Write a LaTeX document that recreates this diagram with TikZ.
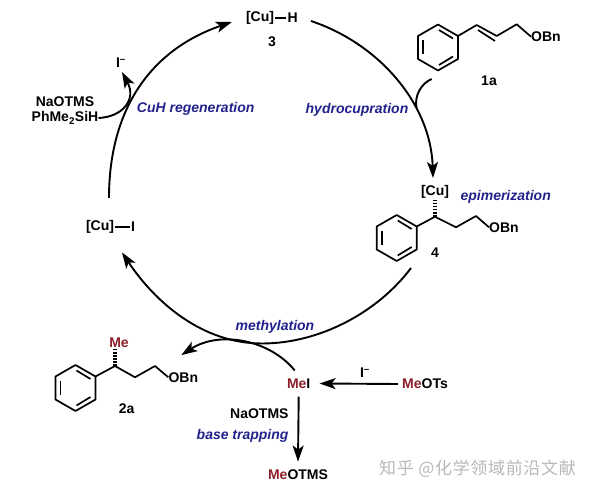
\documentclass[tikz,border=0pt]{standalone}
\usepackage{fontspec}
\setmainfont{Liberation Sans}
\newfontfamily\cjk[LetterSpace=4]{Noto Sans CJK SC}
\usetikzlibrary{arrows.meta}
\definecolor{stepblue}{HTML}{22228C}
\definecolor{methylred}{HTML}{8C1F2A}
\tikzset{
  chem/.style={inner sep=0pt,font=\fontsize{14}{16}\selectfont\bfseries},
  stepname/.style={inner sep=0pt,text=stepblue,font=\fontsize{14}{16}\selectfont\bfseries\itshape},
  bond/.style={line width=1.7pt,line join=round},
  metalbond/.style={line width=2.2pt,shorten >=1pt,shorten <=1pt},
  hashbond/.style={line width=3.4pt,dash pattern=on 1.5pt off 1.6pt},
  cycle/.style={line width=1.9pt,-{Stealth[length=16pt,width=11pt,inset=4pt]}},
  plain/.style={line width=1.9pt}
}
\newcommand{\phring}[1]{
  \begin{scope}[shift={#1}]
  \draw[bond] (0,-23) -- (20,-11.5) -- (20,11.5) -- (0,23) -- (-20,11.5) -- (-20,-11.5) -- cycle;
  \draw[bond] (-15,-7) -- (-15,7);
  \draw[bond] (1,-17.5) -- (15,-9);
  \draw[bond] (1,17.5) -- (15,9);
  \end{scope}
}
\begin{document}
\begin{tikzpicture}[x=1pt,y=-1pt]
  \useasboundingbox (0,0) rectangle (590,494);
  % Cu-H and Cu-I
  \node[chem] (cuh) at (260,18) {[Cu]};
  \node[chem] (hyd) at (292.7,18) {H};
  \node[chem] (three) at (272,41.7) {3};
  \draw[metalbond] (cuh) -- (hyd);
  \node[chem] (cui) at (100,226.7) {[Cu]};
  \node[chem] (iod) at (133,226.7) {I};
  \draw[metalbond] (cui) -- (iod);
  % alkene 1a
  \phring{(438,47.5)}
  \node[chem] (obna) at (546,36.7) {OBn};
  \node[chem] (onea) at (489,81) {1a};
  \draw[bond] (458,36) -- (476.7,25) -- (496.7,36) -- (516.7,24.3) -- (obna.west);
  \draw[bond] (478,30) -- (495,41);
  % alkyl copper 4
  \phring{(396.7,238)}
  \node[chem] (cuf) at (435,191.7) {[Cu]};
  \node[chem] (four) at (435,253) {4};
  \node[chem] (obnf) at (504,227.3) {OBn};
  \draw[bond] (416.7,226.5) -- (435,216.7) -- (456,227.3) -- (476,216) -- (obnf.west);
  \draw[hashbond] (435,216.7) -- (cuf.south);
  % product 2a
  \phring{(75.5,388)}
  \node[chem,text=methylred] (mea) at (119,342.7) {Me};
  \node[chem] (obnb) at (183.3,377.3) {OBn};
  \node[chem] (twoa) at (126.7,408.3) {2a};
  \draw[bond] (95.5,376.5) -- (115,366) -- (135,377.3) -- (155,366) -- (obnb.west);
  \draw[hashbond] (115,366) -- (mea.south -| 115,366);
  % reagents
  \node[chem] (naotmsa) at (65,101.7) {NaOTMS};
  \node[chem] (silane) at (65,118) {PhMe\textsubscript{2}SiH};
  \node[chem] (iodb) at (121,63) {I\textsuperscript{--}};
  \node[chem] (mei) at (298.7,383.5) {{\color{methylred}Me}I};
  \node[chem] (meots) at (425,384) {{\color{methylred}Me}OTs};
  \node[chem] (iodc) at (365,373) {I\textsuperscript{--}};
  \node[chem] (meotms) at (298,474.7) {{\color{methylred}Me}OTMS};
  \node[chem,anchor=east] (naotmsb) at (288.7,414) {NaOTMS};
  % step names
  \node[stepname] (regen) at (195.7,109) {CuH regeneration};
  \node[stepname] (hydro) at (357,110) {hydrocupration};
  \node[stepname] (epim) at (505.7,196.7) {epimerization};
  \node[stepname] (methyl) at (275,326.7) {methylation};
  \node[stepname,anchor=east] (trap) at (288.7,436) {base trapping};
  % catalytic cycle
  \draw[cycle] ([shift={(13,3)}]hyd.east) .. controls (380,44) and (431,105) .. ([shift={(-2,-7)}]cuf.north);
  \coordinate (cyclebottom) at (262,343.5);
  \draw[cycle] ([shift={(-24,10)}]four.south) .. controls (378,312) and (320,343.5) .. (cyclebottom) .. controls (202,343.5) and (155,302) .. ([shift={(22,19)}]cui.south);
  \draw[cycle] ([shift={(9,-22)}]cui.north) .. controls (109,110) and (150,50) .. ([shift={(-14,4)}]cuh.west);
  % side arrows
  \coordinate (alkenein) at (431.7,79);
  \coordinate (alkenejoin) at (416.5,108);
  \draw[plain] (alkenein) .. controls (422,83) and (414,95) .. (alkenejoin);
  \draw[cycle] (silane.east) .. controls (122,117) and (137,100) .. ([shift={(1,4)}]iodb.south);
  \draw[cycle] ([shift={(-4,-8)}]mei.north) .. controls (270,340) and (220,330) .. ([shift={(-2,-17)}]obnb.north);
  \draw[cycle] ([shift={(-4,0)}]meots.west) -- ([shift={(9,0)}]mei.east);
  \draw[cycle] ([shift={(0,8)}]mei.south) -- ([shift={(0,-8)}]meotms.north);
  % watermark
  \node[inner sep=0pt,text=black!28,font=\fontsize{17}{20}\selectfont\cjk] (mark) at (477.5,468.5) {知乎 @化学领域前沿文献};
\end{tikzpicture}
\end{document}
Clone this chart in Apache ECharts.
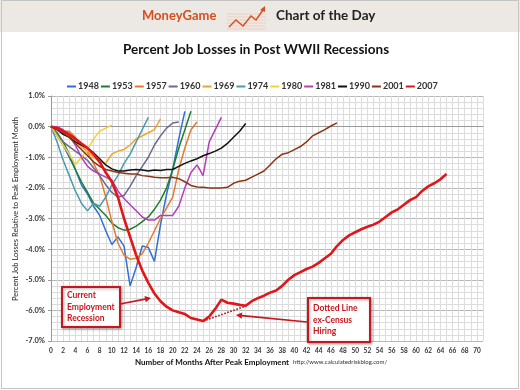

**Direction**
Please write out all the data again word for word, but not the pictures.

**The reply**
Write a LaTeX document that recreates this diagram with TikZ.
\documentclass[tikz,border=0pt]{standalone}
\usepackage{fontspec}
\setmainfont{Liberation Sans}
\newfontfamily\cjk[LetterSpace=4]{Noto Sans CJK SC}
\usetikzlibrary{arrows.meta}
\definecolor{stepblue}{HTML}{22228C}
\definecolor{methylred}{HTML}{8C1F2A}
\tikzset{
  chem/.style={inner sep=0pt,font=\fontsize{14}{16}\selectfont\bfseries},
  stepname/.style={inner sep=0pt,text=stepblue,font=\fontsize{14}{16}\selectfont\bfseries\itshape},
  bond/.style={line width=1.7pt,line join=round},
  metalbond/.style={line width=2.2pt,shorten >=1pt,shorten <=1pt},
  hashbond/.style={line width=3.4pt,dash pattern=on 1.5pt off 1.6pt},
  cycle/.style={line width=1.9pt,-{Stealth[length=16pt,width=11pt,inset=4pt]}},
  plain/.style={line width=1.9pt}
}
\newcommand{\phring}[1]{
  \begin{scope}[shift={#1}]
  \draw[bond] (0,-23) -- (20,-11.5) -- (20,11.5) -- (0,23) -- (-20,11.5) -- (-20,-11.5) -- cycle;
  \draw[bond] (-15,-7) -- (-15,7);
  \draw[bond] (1,-17.5) -- (15,-9);
  \draw[bond] (1,17.5) -- (15,9);
  \end{scope}
}
\begin{document}
\begin{tikzpicture}[x=1pt,y=-1pt]
  \useasboundingbox (0,0) rectangle (590,494);
  % Cu-H and Cu-I
  \node[chem] (cuh) at (260,18) {[Cu]};
  \node[chem] (hyd) at (292.7,18) {H};
  \node[chem] (three) at (272,41.7) {3};
  \draw[metalbond] (cuh) -- (hyd);
  \node[chem] (cui) at (100,226.7) {[Cu]};
  \node[chem] (iod) at (133,226.7) {I};
  \draw[metalbond] (cui) -- (iod);
  % alkene 1a
  \phring{(438,47.5)}
  \node[chem] (obna) at (546,36.7) {OBn};
  \node[chem] (onea) at (489,81) {1a};
  \draw[bond] (458,36) -- (476.7,25) -- (496.7,36) -- (516.7,24.3) -- (obna.west);
  \draw[bond] (478,30) -- (495,41);
  % alkyl copper 4
  \phring{(396.7,238)}
  \node[chem] (cuf) at (435,191.7) {[Cu]};
  \node[chem] (four) at (435,253) {4};
  \node[chem] (obnf) at (504,227.3) {OBn};
  \draw[bond] (416.7,226.5) -- (435,216.7) -- (456,227.3) -- (476,216) -- (obnf.west);
  \draw[hashbond] (435,216.7) -- (cuf.south);
  % product 2a
  \phring{(75.5,388)}
  \node[chem,text=methylred] (mea) at (119,342.7) {Me};
  \node[chem] (obnb) at (183.3,377.3) {OBn};
  \node[chem] (twoa) at (126.7,408.3) {2a};
  \draw[bond] (95.5,376.5) -- (115,366) -- (135,377.3) -- (155,366) -- (obnb.west);
  \draw[hashbond] (115,366) -- (mea.south -| 115,366);
  % reagents
  \node[chem] (naotmsa) at (65,101.7) {NaOTMS};
  \node[chem] (silane) at (65,118) {PhMe\textsubscript{2}SiH};
  \node[chem] (iodb) at (121,63) {I\textsuperscript{--}};
  \node[chem] (mei) at (298.7,383.5) {{\color{methylred}Me}I};
  \node[chem] (meots) at (425,384) {{\color{methylred}Me}OTs};
  \node[chem] (iodc) at (365,373) {I\textsuperscript{--}};
  \node[chem] (meotms) at (298,474.7) {{\color{methylred}Me}OTMS};
  \node[chem,anchor=east] (naotmsb) at (288.7,414) {NaOTMS};
  % step names
  \node[stepname] (regen) at (195.7,109) {CuH regeneration};
  \node[stepname] (hydro) at (357,110) {hydrocupration};
  \node[stepname] (epim) at (505.7,196.7) {epimerization};
  \node[stepname] (methyl) at (275,326.7) {methylation};
  \node[stepname,anchor=east] (trap) at (288.7,436) {base trapping};
  % catalytic cycle
  \draw[cycle] ([shift={(13,3)}]hyd.east) .. controls (380,44) and (431,105) .. ([shift={(-2,-7)}]cuf.north);
  \coordinate (cyclebottom) at (262,343.5);
  \draw[cycle] ([shift={(-24,10)}]four.south) .. controls (378,312) and (320,343.5) .. (cyclebottom) .. controls (202,343.5) and (155,302) .. ([shift={(22,19)}]cui.south);
  \draw[cycle] ([shift={(9,-22)}]cui.north) .. controls (109,110) and (150,50) .. ([shift={(-14,4)}]cuh.west);
  % side arrows
  \coordinate (alkenein) at (431.7,79);
  \coordinate (alkenejoin) at (416.5,108);
  \draw[plain] (alkenein) .. controls (422,83) and (414,95) .. (alkenejoin);
  \draw[cycle] (silane.east) .. controls (122,117) and (137,100) .. ([shift={(1,4)}]iodb.south);
  \draw[cycle] ([shift={(-4,-8)}]mei.north) .. controls (270,340) and (220,330) .. ([shift={(-2,-17)}]obnb.north);
  \draw[cycle] ([shift={(-4,0)}]meots.west) -- ([shift={(9,0)}]mei.east);
  \draw[cycle] ([shift={(0,8)}]mei.south) -- ([shift={(0,-8)}]meotms.north);
  % watermark
  \node[inner sep=0pt,text=black!28,font=\fontsize{17}{20}\selectfont\cjk] (mark) at (477.5,468.5) {知乎 @化学领域前沿文献};
\end{tikzpicture}
\end{document}
Clone this chart in Apache ECharts.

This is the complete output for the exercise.